I have always been of the view that the public services card is a good idea. It is a success. It is very popular. We know from surveys of people who have one - I have one - that over 80% of people like it, particularly those who now use it as a free travel pass, elderly people in particular. It is designed to make public services more accessible, for greater efficiency and for removing duplication. It is also designed to reduce fraud, but that was only ever a small part of the project.
In terms of accessing public services more easily, it means that people only have to fill in a form, go to the chemist, get photographs which need to be signed and stamped by a Garda once every seven or eight years.
It has also brought about efficiencies.
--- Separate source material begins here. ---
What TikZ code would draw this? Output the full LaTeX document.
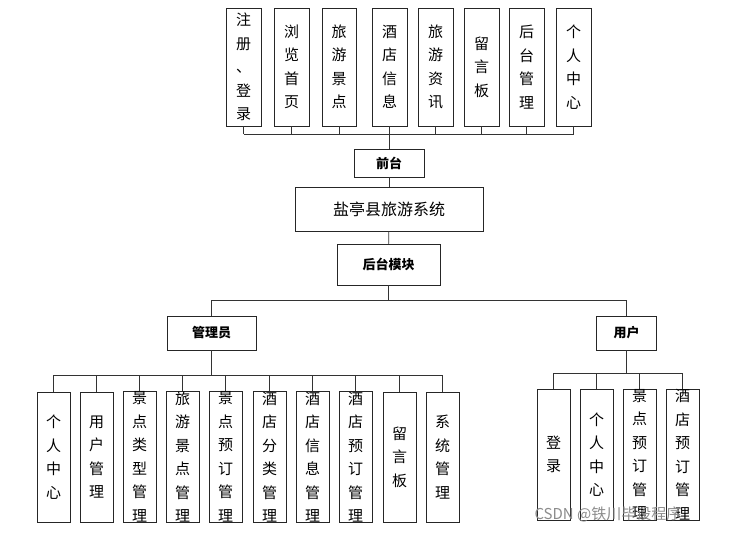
\documentclass[tikz,border=0pt]{standalone}
\usepackage{fontspec}
\newfontfamily\cjk{Noto Sans CJK SC}
\begin{document}
\begin{tikzpicture}[x=1pt,y=-1pt,
  vbox/.style={draw=black!85,line width=0.8pt,inner sep=0pt,align=center,font=\cjk\fontsize{15}{23.5}\selectfont,fill=white},
  hbox/.style={draw=black!85,line width=0.8pt,inner sep=0pt,font=\cjk\bfseries\fontsize{13}{16}\selectfont},
  ln/.style={draw=black!80,line width=0.9pt}]
\useasboundingbox (0,0) rectangle (738,533);
% top row
\foreach \n/\a/\b/\t in {t1/226/261/{注\\册\\、\\登\\录},t2/274/309/{浏\\览\\首\\页},t3/322/356/{旅\\游\\景\\点},t4/372/407/{酒\\店\\信\\息},t5/418/453/{旅\\游\\资\\讯},t6/464/499/{留\\言\\板},t7/509/544/{后\\台\\管\\理},t8/556/591/{个\\人\\中\\心}}
  \node[vbox,minimum width=\b-\a,minimum height=118] (\n) at ({(\a+\b)/2},67) {\t};
\node[hbox,minimum width=70,minimum height=28] (qt) at (389,163) {前台};
\node[draw=black!85,line width=0.8pt,font=\cjk\fontsize{16}{18}\selectfont,minimum width=188,minimum height=44] (sys) at (389,209) {盐亭县旅游系统};
\node[hbox,minimum width=103,minimum height=41] (ht) at (388.5,264.5) {后台模块};
\node[hbox,minimum width=89,minimum height=34] (adm) at (211.5,333) {管理员};
\node[hbox,minimum width=60,minimum height=34] (usr) at (626.5,333) {用户};
\foreach \n in {t1,t2,t3,t4,t5,t6,t7,t8}
  \draw[ln] (\n.south) -- (\n.south |- 0,134);
\draw[ln] (t1.south |- 0,134) -- (t8.south |- 0,134);
\draw[ln] (qt.north) -- (qt.north |- 0,134);
\draw[ln] (qt) -- (sys);
\draw[ln] (sys) -- (ht);
\coordinate (b0) at (388.5,300);
\draw[ln] (ht.south) -- (b0);
\draw[ln] (211.5,300) -- (626.5,300);
\draw[ln] (adm.north) -- (adm.north |- b0);
\draw[ln] (usr.north) -- (usr.north |- b0);
% admin children
\foreach \n/\a/\b/\t in {a1/37/70/{个\\人\\中\\心},a2/80/113/{用\\户\\管\\理},a3/123/156/{景\\点\\类\\型\\管\\理},a4/166/199/{旅\\游\\景\\点\\管\\理},a5/209/242/{景\\点\\预\\订\\管\\理},a6/253/286/{酒\\店\\分\\类\\管\\理},a7/296/329/{酒\\店\\信\\息\\管\\理},a8/339/372/{酒\\店\\预\\订\\管\\理},a9/383/416/{留\\言\\板},a10/426/459/{系\\统\\管\\理}}
  {\node[vbox,minimum width=\b-\a,minimum height=130] (\n) at ({(\a+\b)/2},457) {\t};
   \draw[ln] (\n.north) -- (\n.north |- 0,375);}
\draw[ln] (a1.north |- 0,375) -- (a10.north |- 0,375);
\draw[ln] (adm.south) -- (adm.south |- 0,375);
% user children
\foreach \n/\a/\b/\t in {u1/537/570/{登\\录},u2/580/613/{个\\人\\中\\心},u3/623/656/{景\\点\\预\\订\\管\\理},u4/666/699/{酒\\店\\预\\订\\管\\理}}
  {\node[vbox,minimum width=\b-\a,minimum height=131] (\n) at ({(\a+\b)/2},454.5) {\t};
   \draw[ln] (\n.north) -- (\n.north |- 0,373);}
\draw[ln] (u1.north |- 0,373) -- (u4.north |- 0,373);
\draw[ln] (usr.south) -- (usr.south |- 0,373);
\node[text=black!45,font=\cjk\fontsize{15}{16}\selectfont,anchor=west] (wm) at (531,514) {CSDN @铁川毕设程序};
\end{tikzpicture}
\end{document}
One does not need a separate travel pass, pension book and social welfare services card because all those things can now be replaced with one card, which is much more efficient. It has been helpful with fraud - not so much detecting fraud but certainly deterring it. We know that the instances of confiscation of false travel passes has gone down dramatically since the public services card travel pass was introduced.
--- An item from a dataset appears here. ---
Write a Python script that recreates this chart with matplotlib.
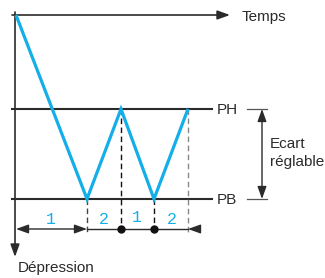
import matplotlib
matplotlib.use('Agg')
import matplotlib.pyplot as plt

# pressure cycle (time position, depression level)
t_curve = [16, 87, 121, 154, 188]
p_curve = [15, 199, 109, 199, 109]
PH = 109
PB = 199
PH_label = 'PH'
PB_label = 'PB'
x_label = 'Temps'
y_label = 'Dépression'
ecart_label = 'Ecart\nréglable'
phase_pos = [51, 104, 137, 172]
phase_y = [219, 219, 217, 219]
phase_labels = ['1', '2', '1', '2']

blue = '#14aee8'
dark = '#2b2b2b'

plt.rcParams['font.family'] = ['Liberation Sans', 'DejaVu Sans']

fig = plt.figure(figsize=(3.25, 2.78), dpi=100)
ax = fig.add_axes([0, 0, 1, 1])
ax.set_xlim(0, 325)
ax.set_ylim(278, 0)
ax.axis('off')

arrow_kw = dict(arrowstyle='-|>,head_length=0.75,head_width=0.27', color=dark, lw=1.2,
                shrinkA=0, shrinkB=0)
dim_kw = dict(color=dark, lw=1.0, shrinkA=0, shrinkB=0)

# axes
ax.annotate('', xy=(230, 15), xytext=(12, 15), arrowprops=arrow_kw)
ax.annotate('', xy=(15, 257), xytext=(15, 12), arrowprops=arrow_kw)
ax.text(242, 17, x_label, fontsize=11, color=dark, va='center', ha='left')
ax.text(18, 268, y_label, fontsize=11, color=dark, va='center', ha='left')

# PH / PB levels
for lvl, lab in [(PH, PH_label), (PB, PB_label)]:
    ax.plot([12, 212], [lvl, lvl], color=dark, lw=1.5)
    ax.text(217, lvl + 1, lab, fontsize=11, color=dark, va='center', ha='left')
    ax.plot([247, 267], [lvl, lvl], color='#555555', lw=0.9)

# adjustable gap
ax.annotate('', xy=(262, PB), xytext=(262, PH),
            arrowprops=dict(arrowstyle='<|-|>,head_length=0.75,head_width=0.27', **dim_kw))
ax.text(270, 153, ecart_label, fontsize=11, color=dark, va='center', ha='left',
        linespacing=1.3)

# dashed guides
dim_y = 229
ax.plot([87, 87], [PB, 233], color='#444444', lw=1.0, ls=(0, (4, 2.5)))
ax.plot([121, 121], [PH, 233], color='#111111', lw=1.0, ls=(0, (4, 2.5)))
ax.plot([154, 154], [PB, 233], color='#111111', lw=1.0, ls=(0, (4, 2.5)))
ax.plot([188, 188], [PH, 233], color='#888888', lw=1.0, ls=(0, (4, 2.5)))

# dimension line
ax.annotate('', xy=(16, dim_y), xytext=(87, dim_y),
            arrowprops=dict(arrowstyle='<|-|>,head_length=0.75,head_width=0.27', **dim_kw))
ax.plot([87, 188], [dim_y, dim_y], color=dark, lw=1.0)
ax.annotate('', xy=(188, dim_y), xytext=(200, dim_y),
            arrowprops=dict(arrowstyle='-|>,head_length=0.75,head_width=0.27', **dim_kw))
ax.plot([121, 154], [dim_y, dim_y], 'o', color='#111111', ms=5)

for x, y, lab in zip(phase_pos, phase_y, phase_labels):
    ax.text(x, y, lab, fontsize=12, color=blue, family='Liberation Mono',
            ha='center', va='center')

# depression curve
ax.plot(t_curve, p_curve, color=blue, lw=2.3, solid_joinstyle='miter',
        solid_capstyle='butt', zorder=5)

fig.savefig('out.png', dpi=100)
I acknowledge the role of the Labour Party which ran the project for five years, Deputy Burton having introduced the card and Fianna Fáil having introduced legislation before that.
It has evolved since then.
There is a certain narrative at the moment that this is some sort of Fine Gael, Big Brother-style police state conspiracy. It is not, because Fine Gael has only had control of that Department for approximately three years. The public services card was an all-party effort and debates in the past show that all parties were very much in favour of it.
The concept of the public services card was first launched in 1998. It does exactly what it says on the tin - it is a public services card. It is not only for social welfare services but for public services in general. It is absolutely not an identification card. It is prohibited in law for the gardaí to ask somebody to produce it. The whole point of a national identification card is that police can ask one for it. That has been prohibited in law and neither the Garda nor any private sector body cannot ask for it. The law contains a schedule of the exact public sector bodies that can ask for and use the card.
What about someone who is trying to get a passport?
It is all in the Social Welfare Consolidation Act 2005. The passport legislation is also covered in the specific legislation. It was always intended to be a public services card and that is why it is called that. That is why the legislation lists all the public service bodies that can use it.
What about if one is trying to get a passport or a Student Universal Support Ireland, SUSI, grant?
The legal advice from the Attorney General and a third party is very strong but if it has to be tested in the courts, so be it. I do not think appealing a judgment or a finding is somehow wrong.
The Government should bring in legislation to deal with the issue.
We do not need to bring in legislation because it is the view of the Attorney General and third party legal advice that the Social Welfare Consolidation Act 2005, as amended, covers the matter.
The statutory authority says otherwise.
To pick up on one other thing, it is not possible for us to appeal the report because it has no legal status or standing. We can only appeal an enforcement order and one has not issued from the Data Protection Commissioner; only a press release has issued.
Did the Attorney General or the Department seek third party legal advice?
The Department did. There was advice from the Department's counsel, the Attorney General and a third party, all of which was in agreement.